Federal law guarantees that any voter who needs help filling out a ballot because of blindness, a disability, or an inability to read or write can receive assistance from a person of their choice. The only people excluded from serving as your assistant are your employer, your employer’s agent, or an officer or agent of your union.6Office of the Law Revision Counsel. 52 U.S. Code 10508 – Voting Assistance for Blind, Disabled or Illiterate Persons This protection applies to the absentee voting process, not just in-person voting.

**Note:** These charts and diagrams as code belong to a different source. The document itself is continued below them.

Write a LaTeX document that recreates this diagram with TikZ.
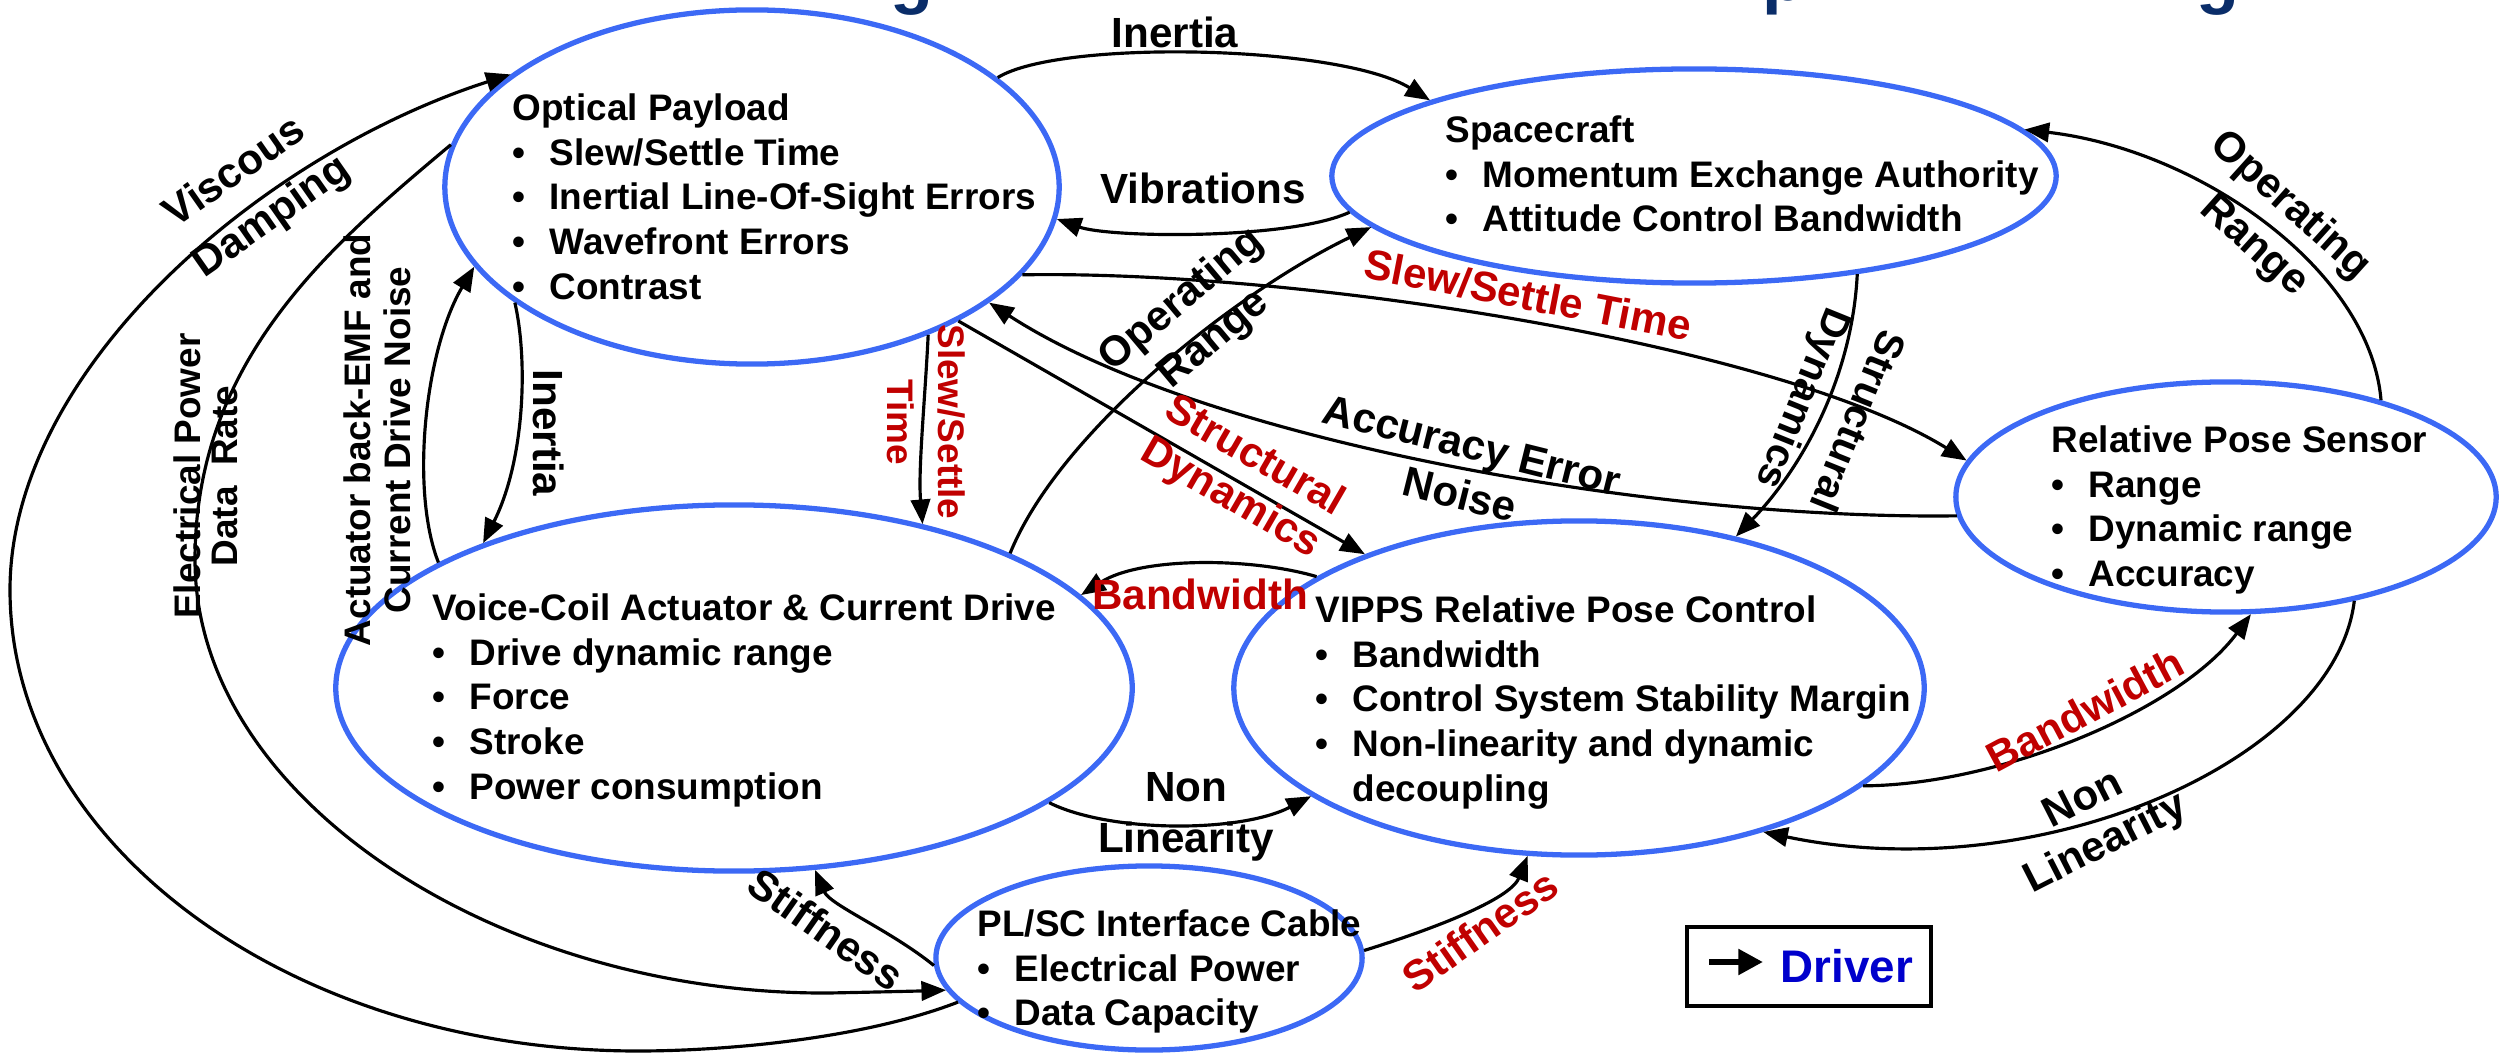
\documentclass[tikz,border=0pt]{standalone}
\usepackage{fontspec}
\setmainfont{Liberation Sans}
\usetikzlibrary{arrows.meta,shapes.geometric}
\definecolor{ellblue}{RGB}{60,105,245}
\definecolor{lblred}{RGB}{192,0,0}
\definecolor{drvblue}{RGB}{0,0,204}
\definecolor{navy}{RGB}{10,45,105}
\newcommand{\bul}{\makebox[0.37cm][l]{\textbullet}}
\begin{document}
\begin{tikzpicture}[x=0.01cm,y=-0.01cm,
  blob/.style={ellipse, draw=ellblue, line width=1.5pt, inner sep=0pt},
  body/.style={anchor=north west, inner sep=0pt, align=left, font=\fontsize{10.5}{12.7}\selectfont\bfseries},
  conn/.style={draw=black, line width=0.9pt, -{Triangle[length=7pt,width=5.5pt]}},
  lbl/.style={inner sep=0pt, align=center, font=\fontsize{12}{14.5}\selectfont\bfseries},
  smalllbl/.style={inner sep=0pt, align=center, font=\fontsize{10.5}{11.4}\selectfont\bfseries},
  redlbl/.style={lbl, text=lblred},
]
\useasboundingbox (0,0) rectangle (2509,1058);

% title fragments (cut off at the top edge)
\begin{scope}
\clip (0,0) rectangle (2509,1058);
\node[anchor=base, inner sep=0pt, font=\fontsize{20}{24}\selectfont\bfseries, text=navy] (tg1) at (912,1) {g};
\node[anchor=base west, inner sep=0pt, font=\fontsize{20}{24}\selectfont\bfseries, text=navy] (tp) at (1762,1) {p};
\node[anchor=base, inner sep=0pt, font=\fontsize{20}{24}\selectfont\bfseries, text=navy] (tg2) at (2218,1) {g};
\end{scope}

% ellipses
\node[blob, minimum width=6.14cm, minimum height=3.54cm] (op) at (752,187) {};
\node[blob, minimum width=7.24cm, minimum height=2.14cm] (sc) at (1694,176) {};
\node[blob, minimum width=5.40cm, minimum height=2.30cm] (rps) at (2226,497) {};
\node[blob, minimum width=7.96cm, minimum height=3.66cm] (vc) at (734,688) {};
\node[blob, minimum width=6.90cm, minimum height=3.34cm] (vipps) at (1579,688) {};
\node[blob, minimum width=4.26cm, minimum height=1.84cm] (plsc) at (1149,958) {};

% ellipse texts
\node[body] (optxt) at (512,93) {Optical Payload\\\bul Slew/Settle Time\\\bul Inertial Line-Of-Sight Errors\\\bul Wavefront Errors\\\bul Contrast};
\node[body] (sctxt) at (1445,115) {Spacecraft\\\bul Momentum Exchange Authority\\\bul Attitude Control Bandwidth};
\node[body] (rpstxt) at (2051,425) {Relative Pose Sensor\\\bul Range\\\bul Dynamic range\\\bul Accuracy};
\node[body] (vctxt) at (432,593) {Voice-Coil Actuator \& Current Drive\\\bul Drive dynamic range\\\bul Force\\\bul Stroke\\\bul Power consumption};
\node[body] (vippstxt) at (1315,595) {VIPPS Relative Pose Control\\\bul Bandwidth\\\bul Control System Stability Margin\\\bul Non-linearity and dynamic\\\makebox[0.37cm]{}decoupling};
\node[body] (plsctxt) at (977,909) {PL/SC Interface Cable\\\bul Electrical Power\\\bul Data Capacity};

% connectors
\draw[conn] (op.24) .. controls (1060,39) and (1340,45) .. (sc.164);
\draw[conn] (sc.186) .. controls (1290,240) and (1110,238) .. (op.-6);
\draw[conn] (vc.26) .. controls (1060,430) and (1240,290) .. (sc.189);
\draw[conn] (op.-18) .. controls (1300,270) and (1780,345) .. (rps.172);
\draw[conn] (rps.184) .. controls (1650,520) and (1200,440) .. (op.-26.5);
\draw[conn] (op.-33) -- (vipps.148);
\draw[conn] (op.-40.5) .. controls (925,400) and (918,470) .. (vc.41.7);
\draw[conn] (op.206) .. controls (528,360) and (525,460) .. (vc.150);
\draw[conn] (vc.157) .. controls (410,490) and (425,350) .. (op.196);
\draw[conn] (plsc.193) .. controls (860,1040) and (720,1051) .. (638,1051)
  .. controls (291,1051) and (10,845) .. (10,590)
  .. controls (10,370) and (260,155) .. (op.155);
\draw[conn] (op.172) .. controls (330,246) and (195,360) .. (195,560)
  .. controls (195,800) and (500,995) .. (829,993)
  .. controls (880,992) and (920,991) .. (plsc.189);
\draw[conn] (vipps.157.6) .. controls (1250,557) and (1140,557) .. (vc.15.7);
\draw[conn] (vc.-20) .. controls (1110,833) and (1240,833) .. (vipps.202.5);
\draw[conn] (vipps.-19.5) .. controls (2000,785) and (2180,710) .. (rps.-78);
\draw[conn] (rps.-39) .. controls (2335,760) and (2040,890) .. (vipps.-38.3);
\draw[conn] (plsc.182) .. controls (890,930) and (830,905) .. (vc.-66.5);
\draw[conn] (plsc.2) .. controls (1430,930) and (1510,900) .. (vipps.-107.3);
\draw[conn] (rps.32) .. controls (2370,270) and (2200,150) .. (sc.8.4);
\draw[conn] (sc.-31) .. controls (1852,380) and (1800,470) .. (vipps.44);

% connector labels
\node[lbl] (l1) at (1175,32) {Inertia};
\node[lbl] (l2) at (1203,188) {Vibrations};
\node[lbl, rotate=40] (l3) at (1198,320) {Operating\\Range};
\node[redlbl, rotate=-11] (l4) at (1528,295) {Slew/Settle Time};
\node[lbl, rotate=-14] (l5) at (1466,470) {Accuracy Error\\Noise};
\node[redlbl, rotate=-30, font=\fontsize{12}{13.6}\selectfont\bfseries] (l6) at (1242,478) {Structural\\Dynamics};
\node[smalllbl, text=lblred, rotate=-90, font=\fontsize{10.5}{14.5}\selectfont\bfseries] (l7) at (926,422) {Slew/Settle\\Time};
\node[lbl, rotate=-90] (l8) at (549,433) {Inertia};
\node[smalllbl, rotate=90] (l9) at (377,440) {Actuator back-EMF and\\Current Drive Noise};
\node[lbl, rotate=35] (l10a) at (233,170) {Viscous};
\node[lbl, rotate=35] (l10b) at (272,218) {Damping};
\node[smalllbl, rotate=90, font=\fontsize{10.5}{10.6}\selectfont\bfseries] (l11) at (206,476) {Electrical Power\\Data\ \ Rate};
\node[redlbl] (l12) at (1200,594) {Bandwidth};
\node[lbl] (l13) at (1186,817) {Non\\Linearity};
\node[redlbl, rotate=28] (l14) at (2085,710) {Bandwidth};
\node[lbl, rotate=27, font=\fontsize{12}{14}\selectfont\bfseries] (l15) at (2095,823) {Non\\Linearity};
\node[lbl, rotate=-35] (l16) at (826,929) {Stiffness};
\node[redlbl, rotate=35] (l17) at (1480,931) {Stiffness};
\node[lbl, rotate=-42, font=\fontsize{12}{15.5}\selectfont\bfseries] (l18) at (2272,226) {Operating\\Range};
\node[lbl, rotate=-112, font=\fontsize{11.5}{16.5}\selectfont\bfseries] (l19) at (1828,409) {Structural\\Dynamics};

% legend
\node[draw=black, line width=1pt, minimum width=2.44cm, minimum height=0.79cm, inner sep=0pt] (legend) at (1809,966.5) {};
\coordinate (lgA) at (1709,962);
\coordinate (lgB) at (1763,962);
\draw[line width=1.8pt, -{Triangle[length=7pt,width=7pt]}] (lgA) -- (lgB);
\node[inner sep=0pt, font=\fontsize{13}{15}\selectfont\bfseries, text=drvblue] (drv) at (1847,966) {Driver};
\end{tikzpicture}
\end{document}
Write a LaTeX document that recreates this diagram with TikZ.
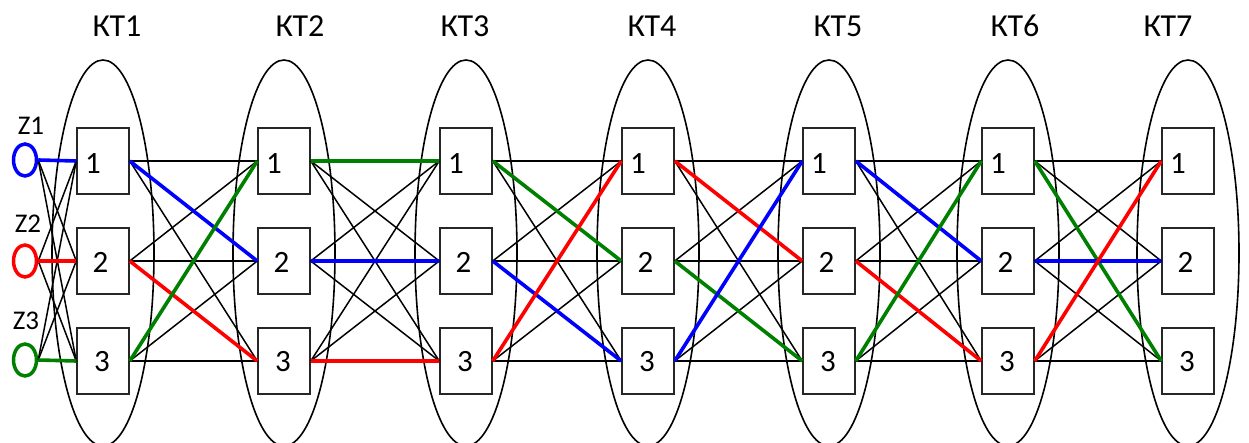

Beyond personal assistance, the ADA requires election officials to ensure that voters with disabilities have a full and equal opportunity to participate in absentee voting. That can mean providing ballot applications in large print, braille, or other accessible formats, and ensuring that drop box locations meet accessibility standards.7ADA.gov. Voting and Polling Places

What Happens if Your Ballot Has a Problem

A rejected ballot doesn’t necessarily mean your vote is lost. About two-thirds of states have a ballot curing process that requires election officials to contact you when your ballot has a fixable issue, such as a missing signature, a signature that doesn’t match, or a missing witness signature. You then have a set window to correct the problem. Cure deadlines vary, but they typically fall within a few days to about a week after election day.

If you never cure the issue, or if your state doesn’t offer curing, your ballot won’t be counted. In that situation, some states allow you to vote a provisional ballot in person on election day as a fallback, though you’d need to arrive at your polling place before it closes.5Office of the Law Revision Counsel. 52 U.S.C. 21083 – Computerized Statewide Voter Registration List Requirements and Requirements for Voters Who Register by Mail Tracking your ballot online, where available, is the simplest way to catch a problem early enough to fix it.

Return Postage

Nineteen states and Washington, D.C. require election offices to provide prepaid return postage on mail ballots. In the remaining states, you’re responsible for affixing your own stamp. A standard first-class stamp covers most ballot envelopes, but thicker ballots with multiple pages or a two-envelope system may require extra postage. Weigh the envelope if you’re unsure.

Even if you forget postage entirely, the U.S. Postal Service has a standing policy to deliver completed ballots with insufficient or missing postage rather than return them to the voter. The Postal Service then bills the local election office for the shortage. That said, relying on this policy is a gamble you don’t need to take. A stamp costs far less than the stress of wondering whether your ballot arrived.

Tracking Your Ballot

Most states now offer online tools that let you track your mail ballot at every stage: when your application was received, when your ballot was mailed to you, and when your completed ballot was received by election officials. Some systems also send text or email alerts. If the tracking tool shows your ballot hasn’t been received and the deadline is approaching, you still have time to vote in person with a provisional ballot in most states. Check your state’s election website for the tracking portal. It takes about 30 seconds to set up and can save you from an avoidable problem.

Penalties for Fraud

Intentionally providing false information on a voter registration or ballot application in a federal election is a federal crime. Under the Voting Rights Act, giving false identifying information to establish voter eligibility carries fines up to $10,000, imprisonment up to five years, or both.8Office of the Law Revision Counsel. 52 U.S.C. 10307 – Prohibited Acts A separate provision of the National Voter Registration Act imposes up to five years of imprisonment for anyone who knowingly submits fraudulent voter registration applications or casts fraudulent ballots.9Office of the Law Revision Counsel. 52 U.S.C. 20511 – Criminal Penalties These penalties exist to deter deliberate fraud. An honest mistake on your application, like an outdated address, won’t land you in federal prison, but it could delay or invalidate your ballot.